North Dakota Bobcat Operator Killed at Dangerous, Unguarded BNSF Crossing
(Mandan, North Dakota – December 13, 2014)
The operator of a Bobcat end loader was killed Saturday afternoon at about 1:40 P.M., CST when his machine was struck by a 121-car BNSF coal train being pulled by three locomotives. The operator was working on a dangerous and unguarded dirt railroad crossing on a privatized portion of Morton County Highway 83, about 10 miles southwest of Mandan, ND.
Glen Kuether, 77, of Mandan was pronounced dead at the scene after the train, which he probably never saw nor heard.
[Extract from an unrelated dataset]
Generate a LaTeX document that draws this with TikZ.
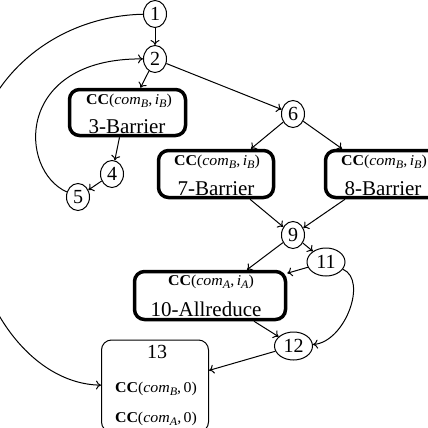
\documentclass[tikz,border=0pt]{standalone}
\usepackage{fontspec}
\setmainfont{Liberation Serif}
\newfontfamily\wideserif[FakeStretch=1.06]{Liberation Serif}
\usetikzlibrary{calc,shapes.geometric,arrows.meta}
\newcommand{\sbs}[1]{\raisebox{-0.45ex}{\fontsize{11.5}{12}\selectfont\textit{#1}}}
\newcommand{\ccsub}[2]{{\bfseries CC}(\textit{com}\sbs{#1},\,#2)}
\tikzset{
  state/.style={ellipse, draw, line width=1pt, inner sep=1pt, minimum width=23pt, minimum height=27pt, font=\fontsize{20}{20}\selectfont},
  wstate/.style={state, minimum width=38pt, minimum height=28pt},
  opbox/.style={draw, line width=3.5pt, rounded corners=10pt, inner sep=0pt},
  endbox/.style={draw, line width=1pt, rounded corners=10pt, inner sep=0pt},
  smalltxt/.style={anchor=base, inner sep=0pt, font=\wideserif\fontsize{15}{15}\selectfont},
  bigtxt/.style={anchor=base, inner sep=0pt, font=\fontsize{21}{21}\selectfont},
  numtxt/.style={anchor=base, inner sep=0pt, font=\fontsize{20}{20}\selectfont},
  conn/.style={-{To[length=5pt,width=9pt]}, line width=1pt},
}
\begin{document}
\begin{tikzpicture}[x=1pt,y=-1pt]
\useasboundingbox (0,0) rectangle (428,428);
\clip (0,0) rectangle (428,428);
% state nodes
\node[state] (n1) at (155,14) {1};
\node[state] (n2) at (155,59) {2};
\node[state] (n4) at (112,174) {4};
\node[state] (n5) at (78,197) {5};
\node[state] (n6) at (293,114) {6};
\node[state] (n9) at (293,235) {9};
\node[wstate] (n11) at (326,262) {11};
\node[wstate] (n12) at (293.5,346) {12};
% operation boxes
\node[opbox, minimum width=116pt, minimum height=46pt] (n3) at (127.5,112.5) {};
\node[opbox, minimum width=115pt, minimum height=47pt] (n7) at (216,174) {};
\node[opbox, minimum width=115pt, minimum height=47pt] (n8) at (383,174) {};
\node[opbox, minimum width=151pt, minimum height=48pt] (n10) at (210,295.5) {};
\node[endbox, minimum width=107pt, minimum height=92pt] (n13) at (155,386) {};
% box texts
\node[smalltxt] (t3a) at (129,104) {\ccsub{B}{\textit{i}\sbs{B}}};
\node[bigtxt] (t3b) at (127,133.5) {3-Barrier};
\node[smalltxt] (t7a) at (217,165) {\ccsub{B}{\textit{i}\sbs{B}}};
\node[bigtxt] (t7b) at (216,195) {7-Barrier};
\node[smalltxt] (t8a) at (384,165) {\ccsub{B}{\textit{i}\sbs{B}}};
\node[bigtxt] (t8b) at (383,195) {8-Barrier};
\node[smalltxt] (t10a) at (211,285.5) {\ccsub{A}{\textit{i}\sbs{A}}};
\node[bigtxt] (t10b) at (206,316) {10-Allreduce};
\node[numtxt] (t13a) at (157,358) {13};
\node[smalltxt] (t13b) at (156,392) {\ccsub{B}{0}};
\node[smalltxt] (t13c) at (156,422) {\ccsub{A}{0}};
% connectors
\draw[conn] (n1) -- (n2);
\draw[conn] (n2) -- ([xshift=13pt]n3.north);
\draw[conn] ([xshift=-8pt]n3.south) -- (n4);
\draw[conn] (n4) -- (n5);
\draw[conn] (n5) .. controls (18,170) and (15,58) .. (n2);
\draw[conn] (n2) -- (n6);
\draw[conn] (n6) -- ([xshift=35pt]n7.north);
\draw[conn] (n6) -- ([xshift=-41pt]n8.north);
\draw[conn] ([xshift=34pt]n7.south) -- (n9);
\draw[conn] ([xshift=-38pt]n8.south) -- (n9);
\draw[conn] (n9) -- ([xshift=37pt]n10.north);
\draw[conn] (n9) -- (n11);
\draw[conn] (n11) -- (n10);
\draw[conn] ([xshift=44pt]n10.south) -- (n12);
\draw[conn] (n11) .. controls (368,280) and (345,342) .. (n12);
\draw[conn] (n12) -- (n13);
\draw[conn] (n1) .. controls (55,16) and (-32,80) .. (-32,195)
  .. controls (-32,300) and (30,384) .. (n13);
\end{tikzpicture}
\end{document}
It is unclear of the train even blew its horn as Federal Railroad Administration regulations do not require train engineers to sound their locomotive horn as they approach crossings considered private.
The crossing is also not equipped with any active warning devices, such as lights and gates. It is virtually certain that if equipped with lights and gates this accident would not have happened. Both BNSF and Operation Lifesaver know that lights and gates are the most effective type of protection at railroad crossings. Studies that have been conducted over fifty years ago confirm that lights and gates offer the ability to drastically reduce the number of vehicle/train accidents by as much as 96%.
Although County Highway 83 is mainly a two-lane, paved road, it culminates as a barely-two-lane country dirt road after county maintenance ends.
BNSF operates a daily average of 22 trains through the rail corridor at a maximum allowable speed of 4o mph. According to the railroad, the train that hit and killed the victim was traveling at 30 mph.